Absence of a Written Listing Agreement
The court addressed the critical issue of whether Insignia could recover any fees despite the lack of a written listing agreement. It reiterated that D.C. Code § 42-1705 explicitly states that a commission cannot be paid without such an agreement. The court analyzed the February 20th Letter, determining that it failed to meet the statutory requirements because it did not reference a sale of the Property. The court emphasized that the discussions around the engagement letters did not evolve to include a sale until a later draft on March 5, 2003. Consequently, it ruled that there was no enforceable written listing agreement in place at the time of the transaction. This absence was pivotal in the court's rationale for initially denying Insignia's claims for compensation on sale-related grounds.

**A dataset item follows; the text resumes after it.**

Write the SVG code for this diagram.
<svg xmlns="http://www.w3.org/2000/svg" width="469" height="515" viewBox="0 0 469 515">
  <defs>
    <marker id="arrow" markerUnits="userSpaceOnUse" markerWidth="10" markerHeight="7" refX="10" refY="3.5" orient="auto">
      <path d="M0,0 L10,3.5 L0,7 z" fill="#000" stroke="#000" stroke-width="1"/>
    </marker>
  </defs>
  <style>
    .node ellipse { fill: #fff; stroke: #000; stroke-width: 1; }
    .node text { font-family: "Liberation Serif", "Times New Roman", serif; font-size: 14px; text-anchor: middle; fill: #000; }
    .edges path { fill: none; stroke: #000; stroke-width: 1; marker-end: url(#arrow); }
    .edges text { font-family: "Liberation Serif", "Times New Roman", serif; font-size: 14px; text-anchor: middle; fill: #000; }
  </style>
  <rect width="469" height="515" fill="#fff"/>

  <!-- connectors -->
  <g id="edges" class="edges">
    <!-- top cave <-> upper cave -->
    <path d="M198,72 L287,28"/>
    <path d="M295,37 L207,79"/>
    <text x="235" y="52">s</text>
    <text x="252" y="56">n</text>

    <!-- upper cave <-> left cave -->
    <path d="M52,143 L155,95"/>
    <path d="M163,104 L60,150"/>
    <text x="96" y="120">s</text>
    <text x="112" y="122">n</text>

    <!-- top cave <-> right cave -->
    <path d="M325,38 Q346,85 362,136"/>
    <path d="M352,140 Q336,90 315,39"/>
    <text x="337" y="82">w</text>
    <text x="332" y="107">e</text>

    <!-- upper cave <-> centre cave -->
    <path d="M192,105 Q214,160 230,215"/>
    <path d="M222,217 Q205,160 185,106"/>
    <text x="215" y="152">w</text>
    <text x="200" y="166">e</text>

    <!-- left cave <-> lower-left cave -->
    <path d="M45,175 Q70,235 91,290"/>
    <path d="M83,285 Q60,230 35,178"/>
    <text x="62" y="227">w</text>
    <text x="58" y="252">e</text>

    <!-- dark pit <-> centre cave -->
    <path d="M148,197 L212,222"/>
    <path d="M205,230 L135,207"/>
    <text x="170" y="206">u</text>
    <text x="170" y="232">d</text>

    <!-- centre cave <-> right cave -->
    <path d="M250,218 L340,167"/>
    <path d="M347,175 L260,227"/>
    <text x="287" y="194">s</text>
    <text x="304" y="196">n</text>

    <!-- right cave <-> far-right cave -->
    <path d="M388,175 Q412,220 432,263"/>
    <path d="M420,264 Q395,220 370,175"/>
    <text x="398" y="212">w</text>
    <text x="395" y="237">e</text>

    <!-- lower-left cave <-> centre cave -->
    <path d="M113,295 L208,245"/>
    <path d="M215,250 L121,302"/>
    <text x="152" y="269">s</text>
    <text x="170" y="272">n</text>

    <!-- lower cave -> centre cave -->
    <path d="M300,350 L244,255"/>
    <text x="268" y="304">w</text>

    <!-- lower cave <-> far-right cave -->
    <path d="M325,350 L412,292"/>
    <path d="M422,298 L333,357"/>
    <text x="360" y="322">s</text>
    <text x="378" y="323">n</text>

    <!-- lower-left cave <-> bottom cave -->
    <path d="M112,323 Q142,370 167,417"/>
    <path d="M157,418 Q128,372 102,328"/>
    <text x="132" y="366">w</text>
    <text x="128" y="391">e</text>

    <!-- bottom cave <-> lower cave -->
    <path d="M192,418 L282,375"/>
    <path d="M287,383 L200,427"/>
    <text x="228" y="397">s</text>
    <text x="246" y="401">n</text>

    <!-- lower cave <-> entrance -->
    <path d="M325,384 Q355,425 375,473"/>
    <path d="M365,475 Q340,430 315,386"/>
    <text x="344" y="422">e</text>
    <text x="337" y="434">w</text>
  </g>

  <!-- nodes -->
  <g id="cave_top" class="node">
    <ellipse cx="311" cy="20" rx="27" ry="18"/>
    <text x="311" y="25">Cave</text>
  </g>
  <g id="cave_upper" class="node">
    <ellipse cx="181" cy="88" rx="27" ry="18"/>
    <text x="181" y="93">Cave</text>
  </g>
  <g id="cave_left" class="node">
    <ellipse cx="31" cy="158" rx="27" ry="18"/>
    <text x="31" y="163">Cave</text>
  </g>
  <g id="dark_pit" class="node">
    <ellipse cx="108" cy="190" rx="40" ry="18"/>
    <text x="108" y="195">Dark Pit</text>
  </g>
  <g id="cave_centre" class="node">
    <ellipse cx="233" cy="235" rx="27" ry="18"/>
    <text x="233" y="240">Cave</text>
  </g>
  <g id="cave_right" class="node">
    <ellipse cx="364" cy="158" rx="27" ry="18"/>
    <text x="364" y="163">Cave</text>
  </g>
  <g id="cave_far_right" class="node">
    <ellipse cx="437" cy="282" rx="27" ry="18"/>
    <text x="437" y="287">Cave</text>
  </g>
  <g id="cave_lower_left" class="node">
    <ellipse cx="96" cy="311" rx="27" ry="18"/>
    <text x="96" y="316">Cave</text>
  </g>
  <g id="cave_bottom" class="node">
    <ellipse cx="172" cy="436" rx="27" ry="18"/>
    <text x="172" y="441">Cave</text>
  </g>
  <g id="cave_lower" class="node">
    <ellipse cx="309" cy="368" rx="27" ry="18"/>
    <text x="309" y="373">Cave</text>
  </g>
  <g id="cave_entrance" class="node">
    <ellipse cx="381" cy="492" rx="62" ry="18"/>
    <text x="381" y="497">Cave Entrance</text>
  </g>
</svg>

Potential for Compensation Prior to Sale
Despite concluding that the transaction constituted a sale governed by the statute, the court recognized that Insignia might still claim compensation for services rendered prior to the contemplation of a sale. It noted that the Developers initially sought Insignia's assistance for refinancing rather than selling the Property. The court acknowledged that Insignia's efforts were focused on this refinancing objective, which predated any discussions of a sale. This recognition led the court to suggest that the absence of a written listing agreement should not preclude compensation for services provided before the idea of a sale arose. The court indicated that the evolving intentions of the parties and the complexity of their transactions required further exploration of whether an oral agreement or implied contract existed to compensate Insignia for its work.

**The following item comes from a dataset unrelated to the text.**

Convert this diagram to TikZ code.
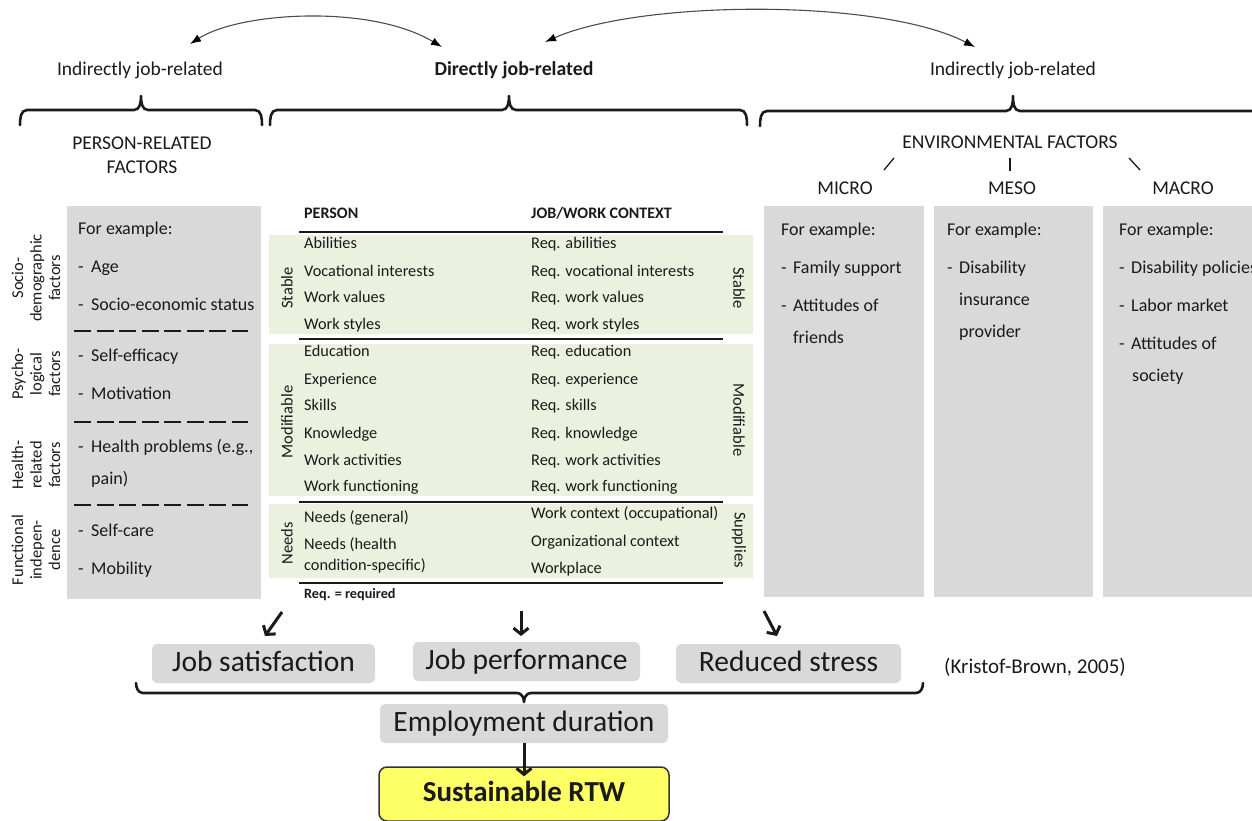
\documentclass[tikz,border=0pt]{standalone}
\usepackage{fontspec}
\setmainfont{Carlito}
\usetikzlibrary{arrows.meta,calc}
\definecolor{boxgrey}{HTML}{D9D9D9}
\definecolor{tabgreen}{HTML}{EBF1DE}
\definecolor{rtwyellow}{HTML}{FFFF66}
\definecolor{ink}{HTML}{1A1A1A}
\newcommand{\hy}[1]{\makebox[#1][l]{-}}
\begin{document}
\begin{tikzpicture}[x=1pt,y=-1pt,
  txt/.style={anchor=west,inner sep=0pt,text=ink,font=\fontsize{18}{22}\selectfont,text height=12.5pt,text depth=4pt},
  ctxt/.style={inner sep=0pt,text=ink,font=\fontsize{19.5}{24}\selectfont,align=center},
  tab/.style={anchor=west,inner sep=0pt,text=ink,font=\fontsize{16.3}{19}\selectfont,text height=11pt,text depth=3.5pt},
  tabhead/.style={anchor=west,inner sep=0pt,text=ink,font=\fontsize{16}{18}\selectfont\bfseries,text height=11pt,text depth=3.5pt},
  rotlab/.style={inner sep=0pt,text=ink,font=\fontsize{16.5}{18.5}\selectfont,align=center},
  greyrect/.style={fill=boxgrey,inner sep=0pt,anchor=north west},
  band/.style={fill=tabgreen,inner sep=0pt,anchor=north west,minimum width=484pt},
  rule/.style={line width=2pt,draw=ink},
  dsh/.style={line width=2.6pt,draw=ink,dash pattern=on 17pt off 5.5pt},
  brc/.style={line width=2.6pt,draw=ink,line cap=round,line join=round},
  arc/.style={line width=1.1pt,draw=black!70,{Latex[length=11pt,width=8pt,black]}-{Latex[length=11pt,width=8pt,black]}},
  bigarrow/.style={draw=ink,line width=3pt,-{Straight Barb[length=6pt,width=15pt]}},
  outbox/.style={fill=boxgrey,rounded corners=5pt,inner sep=0pt,text=ink,font=\fontsize{29.5}{31}\selectfont,minimum height=39pt,text height=20pt,text depth=4pt},
  small/.style={line width=1.3pt,draw=ink}
]
\useasboundingbox (0,0) rectangle (1252,821);
\clip (0,0) rectangle (1252,821);

% ---------- top labels ----------
\node[ctxt] (ind1) at (140,70) {Indirectly job-related};
\node[ctxt,font=\fontsize{19.8}{24}\selectfont\bfseries] (dir) at (514,70) {Directly job-related};
\node[ctxt] (ind2) at (1013,70) {Indirectly job-related};

% arcs
\coordinate (la) at (190,44);
\coordinate (lb) at (442,47);
\coordinate (ra) at (545,42);
\coordinate (rb) at (975,47);
\draw[arc] (la) .. controls (240,12) and (370,4) .. (lb);
\draw[arc] (ra) .. controls (640,0) and (880,-2) .. (rb);

% braces
\draw[brc] (20,125) to[out=90,in=180] (27,110) -- (134,110) to[out=0,in=-90] (141,96)
  to[out=-90,in=180] (148,110) -- (255,110) to[out=0,in=90] (262,125);
\draw[brc] (270,125) to[out=90,in=180] (277,110) -- (502,110) to[out=0,in=-90] (509,96)
  to[out=-90,in=180] (516,110) -- (740,110) to[out=0,in=90] (747,125);
\draw[brc] (760,126) to[out=90,in=180] (767,111) -- (1006,111) to[out=0,in=-90] (1013,96)
  to[out=-90,in=180] (1020,111) -- (1270,111);

% section headings
\node[ctxt] (prf) at (142,155) {PERSON-RELATED\\FACTORS};
\node[ctxt] (env) at (1010,142) {ENVIRONMENTAL FACTORS};
\node[ctxt] (micro) at (845,188) {MICRO};
\node[ctxt] (meso) at (1012,188) {MESO};
\node[ctxt] (macro) at (1183,188) {MACRO};
\draw[small] (894,158) -- (884,170);
\draw[small] (1010,158) -- (1010,171);
\draw[small] (1129,158) -- (1140,170);

% ---------- person-related box ----------
\node[greyrect,minimum width=194pt,minimum height=393pt] (pbox) at (67,206) {};
\node[rotlab,rotate=90] (l1) at (36,278) {Socio-\\demographic\\factors};
\node[rotlab,rotate=90] (l2) at (36,374) {Psycho-\\logical\\factors};
\node[rotlab,rotate=90] (l3) at (36,465) {Health-\\related\\factors};
\node[rotlab,rotate=90] (l4) at (36,550) {Functional\\indepen-\\dence};

\node[txt] (p0) at (78,230) {For example:};
\node[txt] (p1) at (78,268) {\hy{13pt}Age};
\node[txt] (p2) at (78,306) {\hy{13pt}Socio-economic status};
\draw[dsh] (74,331) -- (248,331);
\node[txt] (p3) at (78,357) {\hy{13pt}Self-efficacy};
\node[txt] (p4) at (78,395) {\hy{13pt}Motivation};
\draw[dsh] (74,422) -- (248,422);
\node[txt] (p5) at (78,448) {\hy{13pt}Health problems (e.g.,};
\node[txt] (p6) at (91,480) {pain)};
\draw[dsh] (74,505) -- (248,505);
\node[txt] (p7) at (78,532) {\hy{13pt}Self-care};
\node[txt] (p8) at (78,570) {\hy{13pt}Mobility};

% ---------- table ----------
\node[band,minimum height=99pt] (b1) at (269,235) {};
\node[band,minimum height=152pt] (b2) at (269,344) {};
\node[band,minimum height=74pt] (b3) at (269,504) {};

\node[tabhead] (hp) at (304,215) {PERSON};
\node[tabhead] (hj) at (531,215) {JOB/WORK CONTEXT};
\draw[rule] (299,232) -- (723,232);
\draw[rule] (299,339) -- (723,339);
\draw[rule] (299,502) -- (723,502);
\draw[rule] (299,583) -- (723,583);

\node[rotlab,rotate=90] (s1) at (287,288) {Stable};
\node[rotlab,rotate=90] (s2) at (287,422) {Modifiable};
\node[rotlab,rotate=90] (s3) at (287,543) {Needs};
\node[rotlab,rotate=-90] (t1) at (739,288) {Stable};
\node[rotlab,rotate=-90] (t2) at (739,420) {Modifiable};
\node[rotlab,rotate=-90] (t3) at (739,540) {Supplies};

\node[tab] (a1) at (304,245) {Abilities};
\node[tab] (a2) at (304,273) {Vocational interests};
\node[tab] (a3) at (304,299) {Work values};
\node[tab] (a4) at (304,326) {Work styles};
\node[tab] (a5) at (304,353) {Education};
\node[tab] (a6) at (304,381) {Experience};
\node[tab] (a7) at (304,407) {Skills};
\node[tab] (a8) at (304,435) {Knowledge};
\node[tab] (a9) at (304,462) {Work activities};
\node[tab] (a10) at (304,488) {Work functioning};
\node[tab] (a11) at (304,519) {Needs (general)};
\node[tab] (a12) at (304,546) {Needs (health};
\node[tab] (a13) at (304,567) {condition-specific)};

\node[tab] (r1) at (531,245) {Req. abilities};
\node[tab] (r2) at (531,273) {Req. vocational interests};
\node[tab] (r3) at (531,299) {Req. work values};
\node[tab] (r4) at (531,326) {Req. work styles};
\node[tab] (r5) at (531,353) {Req. education};
\node[tab] (r6) at (531,381) {Req. experience};
\node[tab] (r7) at (531,407) {Req. skills};
\node[tab] (r8) at (531,435) {Req. knowledge};
\node[tab] (r9) at (531,462) {Req. work activities};
\node[tab] (r10) at (531,488) {Req. work functioning};
\node[tab] (r11) at (531,515) {Work context (occupational)};
\node[tab] (r12) at (531,543) {Organizational context};
\node[tab] (r13) at (531,570) {Workplace};

\node[tabhead,font=\fontsize{14.2}{16}\selectfont\bfseries] (req) at (304,595) {Req. = required};

% ---------- environmental boxes ----------
\node[greyrect,minimum width=160pt,minimum height=391pt] (mibox) at (764,206) {};
\node[greyrect,minimum width=159pt,minimum height=391pt] (mebox) at (934,206) {};
\node[greyrect,minimum width=170pt,minimum height=391pt] (mabox) at (1103,206) {};

\node[txt] (m0) at (781,231) {For example:};
\node[txt] (m1) at (781,269) {\hy{12pt}Family support};
\node[txt] (m2) at (781,307) {\hy{12pt}Attitudes of};
\node[txt] (m3) at (793,339) {friends};

\node[txt] (e0) at (947,231) {For example:};
\node[txt] (e1) at (947,269) {\hy{12pt}Disability};
\node[txt] (e2) at (959,301) {insurance};
\node[txt] (e3) at (959,333) {provider};

\node[txt] (c0) at (1119,231) {For example:};
\node[txt] (c1) at (1119,269) {\hy{12pt}Disability policies};
\node[txt] (c2) at (1119,307) {\hy{12pt}Labor market};
\node[txt] (c3) at (1119,345) {\hy{12pt}Attitudes of};
\node[txt] (c4) at (1132,377) {society};

% ---------- outcomes ----------
\node[outbox,minimum width=223pt] (js) at (263.5,663.5) {Job satisfaction};
\node[outbox,minimum width=227pt] (jp) at (526.5,661.5) {Job performance};
\node[outbox,minimum width=225pt] (rs) at (788.5,663.5) {Reduced stress};
\node[inner sep=0pt,text=ink,font=\fontsize{21}{24}\selectfont] (kb) at (1035,667) {(Kristof-Brown, 2005)};

\coordinate (a1s) at (282,612);
\coordinate (a1e) at (265,636);
\coordinate (a2s) at (521,611);
\coordinate (a2e) at (521,636);
\coordinate (a3s) at (764,611);
\coordinate (a3e) at (777,636);
\draw[bigarrow] (a1s) -- (a1e);
\draw[bigarrow] (a2s) -- (a2e);
\draw[bigarrow] (a3s) -- (a3e);

\draw[brc] (136,683) to[out=-90,in=180] (143,693) -- (517,693) to[out=0,in=90] (524,702)
  to[out=90,in=180] (531,693) -- (916,693) to[out=0,in=-90] (923,683);

\node[outbox,minimum width=288pt] (emp) at (524,723.5) {Employment duration};
\node[draw=black!80,line width=1.5pt,fill=rtwyellow,rounded corners=8pt,inner sep=0pt,
  minimum width=290pt,minimum height=54pt,text=ink,font=\fontsize{29}{31}\selectfont\bfseries,text height=20pt,text depth=5pt] (rtw) at (524,794) {Sustainable RTW};
\draw[bigarrow] (emp.south) -- ($(rtw.north)+(0,10)$);
\end{tikzpicture}
\end{document}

Remand for Further Proceedings
The court ultimately decided to remand the case for further proceedings, indicating that genuine issues of material fact remained regarding the nature of the relationship between Insignia and the Developers. It instructed the lower court to investigate whether any form of oral agreement or implied contract existed that would entitle Insignia to compensation. The court emphasized the necessity of examining the parties' conduct and the evolving discussions surrounding Insignia's services. It concluded that the complexities of the transaction warranted a closer look at potential claims for compensation, rather than affirming the summary judgment based solely on the absence of a written listing agreement. This remand was crucial for determining the full scope of Insignia's potential entitlement to compensation for its services rendered prior to the eventual sale.

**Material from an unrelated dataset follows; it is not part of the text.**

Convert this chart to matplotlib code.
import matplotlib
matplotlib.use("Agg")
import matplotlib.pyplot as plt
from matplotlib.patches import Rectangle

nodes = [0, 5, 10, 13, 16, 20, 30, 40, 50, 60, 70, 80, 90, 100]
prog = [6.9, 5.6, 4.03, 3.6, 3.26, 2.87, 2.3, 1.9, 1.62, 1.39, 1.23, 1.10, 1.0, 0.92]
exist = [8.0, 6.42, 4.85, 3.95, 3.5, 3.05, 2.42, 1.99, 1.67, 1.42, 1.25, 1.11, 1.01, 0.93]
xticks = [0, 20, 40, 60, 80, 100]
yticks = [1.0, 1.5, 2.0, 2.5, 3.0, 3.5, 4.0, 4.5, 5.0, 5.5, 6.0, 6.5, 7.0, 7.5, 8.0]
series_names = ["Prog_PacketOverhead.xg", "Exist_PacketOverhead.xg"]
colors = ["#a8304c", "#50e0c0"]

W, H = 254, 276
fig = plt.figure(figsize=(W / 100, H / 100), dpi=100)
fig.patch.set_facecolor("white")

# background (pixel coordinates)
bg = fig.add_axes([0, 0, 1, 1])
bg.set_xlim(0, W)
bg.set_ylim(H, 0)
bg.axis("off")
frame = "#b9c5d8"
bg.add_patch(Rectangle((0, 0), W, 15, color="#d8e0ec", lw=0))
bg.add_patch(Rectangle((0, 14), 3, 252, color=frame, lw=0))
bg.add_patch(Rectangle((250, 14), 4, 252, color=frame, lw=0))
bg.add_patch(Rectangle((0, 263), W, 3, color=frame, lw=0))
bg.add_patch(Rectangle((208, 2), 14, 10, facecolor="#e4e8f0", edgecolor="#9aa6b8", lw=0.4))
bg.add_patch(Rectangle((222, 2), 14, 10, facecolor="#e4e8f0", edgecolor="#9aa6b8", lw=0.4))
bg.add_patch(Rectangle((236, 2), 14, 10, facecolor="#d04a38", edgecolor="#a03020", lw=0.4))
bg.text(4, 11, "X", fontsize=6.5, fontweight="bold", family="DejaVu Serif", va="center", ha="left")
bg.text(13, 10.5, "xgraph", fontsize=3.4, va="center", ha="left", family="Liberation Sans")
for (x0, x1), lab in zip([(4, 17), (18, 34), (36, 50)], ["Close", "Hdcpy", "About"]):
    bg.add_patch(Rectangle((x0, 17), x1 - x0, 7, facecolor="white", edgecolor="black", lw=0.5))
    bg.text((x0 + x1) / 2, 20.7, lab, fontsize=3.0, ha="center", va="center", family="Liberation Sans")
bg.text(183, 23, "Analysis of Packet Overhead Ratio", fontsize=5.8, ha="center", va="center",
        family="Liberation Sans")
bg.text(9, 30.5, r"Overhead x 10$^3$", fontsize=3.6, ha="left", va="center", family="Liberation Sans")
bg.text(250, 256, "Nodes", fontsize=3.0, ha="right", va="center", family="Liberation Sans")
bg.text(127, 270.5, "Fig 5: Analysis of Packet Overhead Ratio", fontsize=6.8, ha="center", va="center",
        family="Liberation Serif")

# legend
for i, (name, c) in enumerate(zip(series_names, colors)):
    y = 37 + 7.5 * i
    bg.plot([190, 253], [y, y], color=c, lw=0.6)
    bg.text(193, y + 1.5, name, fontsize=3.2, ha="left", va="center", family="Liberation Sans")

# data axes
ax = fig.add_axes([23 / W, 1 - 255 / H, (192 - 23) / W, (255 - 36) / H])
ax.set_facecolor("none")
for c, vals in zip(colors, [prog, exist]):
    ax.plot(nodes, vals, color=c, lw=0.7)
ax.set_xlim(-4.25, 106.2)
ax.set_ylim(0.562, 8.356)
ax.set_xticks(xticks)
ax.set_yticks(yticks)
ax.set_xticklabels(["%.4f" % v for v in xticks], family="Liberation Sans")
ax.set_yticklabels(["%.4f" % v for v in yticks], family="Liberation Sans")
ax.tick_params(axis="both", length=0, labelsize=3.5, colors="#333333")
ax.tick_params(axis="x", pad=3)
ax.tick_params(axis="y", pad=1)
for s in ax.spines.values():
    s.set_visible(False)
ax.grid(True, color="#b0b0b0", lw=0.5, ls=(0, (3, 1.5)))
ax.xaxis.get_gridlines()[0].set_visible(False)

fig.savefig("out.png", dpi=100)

Conclusion on Legislative Intent
In its conclusion, the court addressed the legislative intent behind D.C. Code § 42-1705, clarifying that the statute was designed to protect parties involved in real estate transactions. It noted that the statute applied broadly to all sales of real property, including commercial transactions, and was not limited to residential sales. The court rejected Insignia's argument that the statute should not apply due to the sophisticated nature of the Developers. It maintained that the plain language of the statute applied to the facts of this case, reinforcing the importance of written agreements in real estate transactions. Ultimately, the court affirmed the need for clarity in agreements but allowed for the possibility of compensation due to the circumstances preceding the sale.